No se trata de fabricar pedantes. ¡Ni mucho menos! Se trata de colaborar honradamente en el disfrute de un patrimonio común, procurando, entre tanto, conservarlo, mantenerlo por el uso y sacarle brillo con el roce de nuestras mentes, que han de ser, en ese sentido, la mejor gamuza para ese fin.

Hemos utilizado en esta breve exposición dos expresiones que, sin ser nada especialmente extraño, tienen un cierto y especial valor expresivo. Los lectores de entre treinta y cincuenta años, habrán entendido las expresiones porque, las tienen suficientemente oídas y los de más de cincuenta las habrán utilizado con mayor o menor profusión. Eso quiere decir que la lengua se desgasta y cambia. Lo que tenemos que valorar es si en ese desgaste y cambio gana brillo y eficacia o lo pierde. Si se logra lo uno estaremos de enhorabuena, si lo otro, tendremos que hacer algo para no depauperar nuestra expresión porque ella es fuente de nuestra capacidad de comprender y saber. Es opinión bastante generalizada que en este aspecto estamos perdiendo calidad, pero parece que esa sensación se ha tenido siempre y, si fuera cierto que la lengua se depaupera a pasos agigantados, a estas alturas tendríamos una lengua que, hablando en términos vulgares, “no habría por dónde cogerla”. Tal vez en el habla se aprecia con claridad esa situación, pero quedan y surgen día a día magníficos cultivadores literarios que mantienen las esencias en todo su valor y creatividad y eso es indicador de que no hay que preocuparse especialmente por esa aparente depauperación.

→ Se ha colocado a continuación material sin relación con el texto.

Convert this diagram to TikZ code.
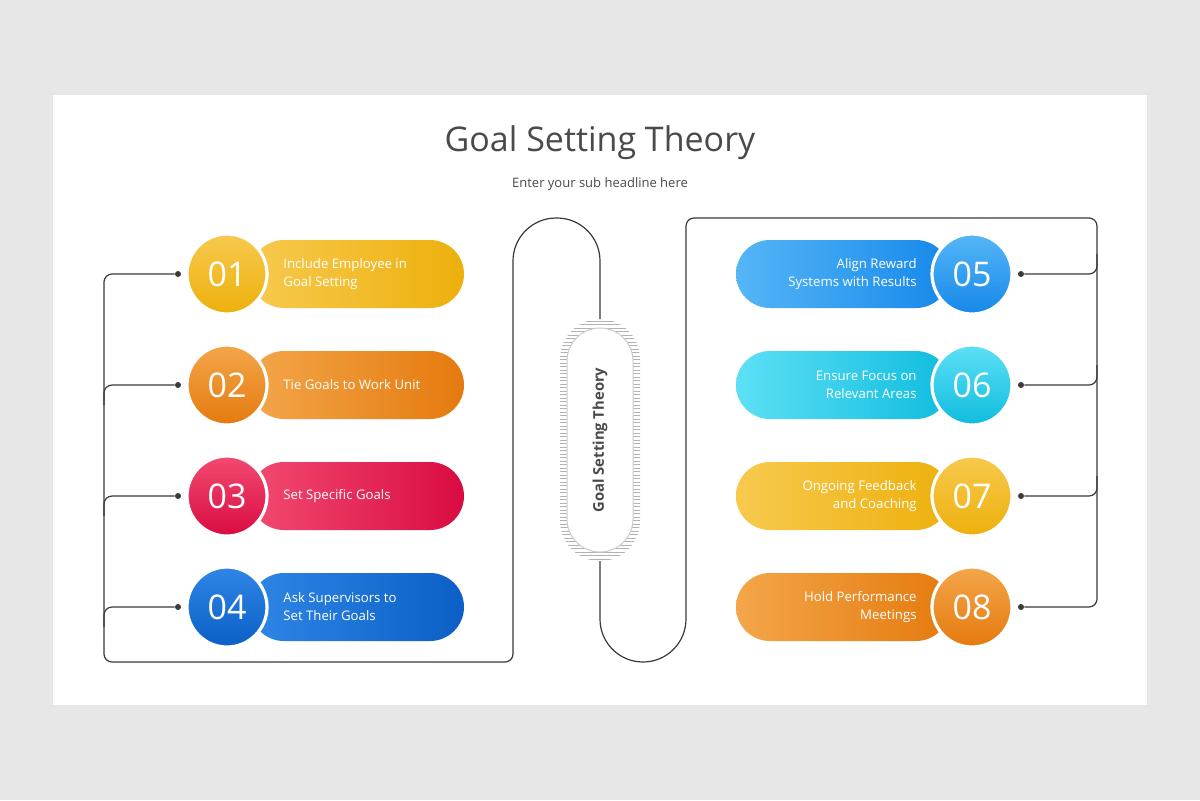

Siempre ha habido alarmistas que han llamado la atención sobre ello y, precisamente yo, me he hecho eco de ello en alguno de mis trabajos de observación. En ese papel sigo en cierto modo en este momento, papel libre y conscientemente elegido por mí para ver si mis llamadas de atención puedan servir de algo a alguien y, especialmente, a ese magnífico patrimonio que llamamos lengua castellana o española.

Poner el dedo en la llaga es sacar a relucir lo que más daño causa o referirse a lo que es origen de algún mal. Y esa es mi pretensión pedagógica en esta nueva andadura en la prensa: llamar la atención sobre lo más feo y mal dicho para ver si, poniendo el dedo en la llaga, restañamos heridas a nuestra muy preciada lengua española.

No voy a perderme en minucias. Más que reprochar defectos con afán perfeccionista, procuraré buscar la belleza que nos ofrece y la precisión alcanzable para disfrutar, y disfrutar juntos, esa preciosa herencia que hemos recibido de nuestros mayores, en agradecimiento y honor a ellos que nos la enseñaron.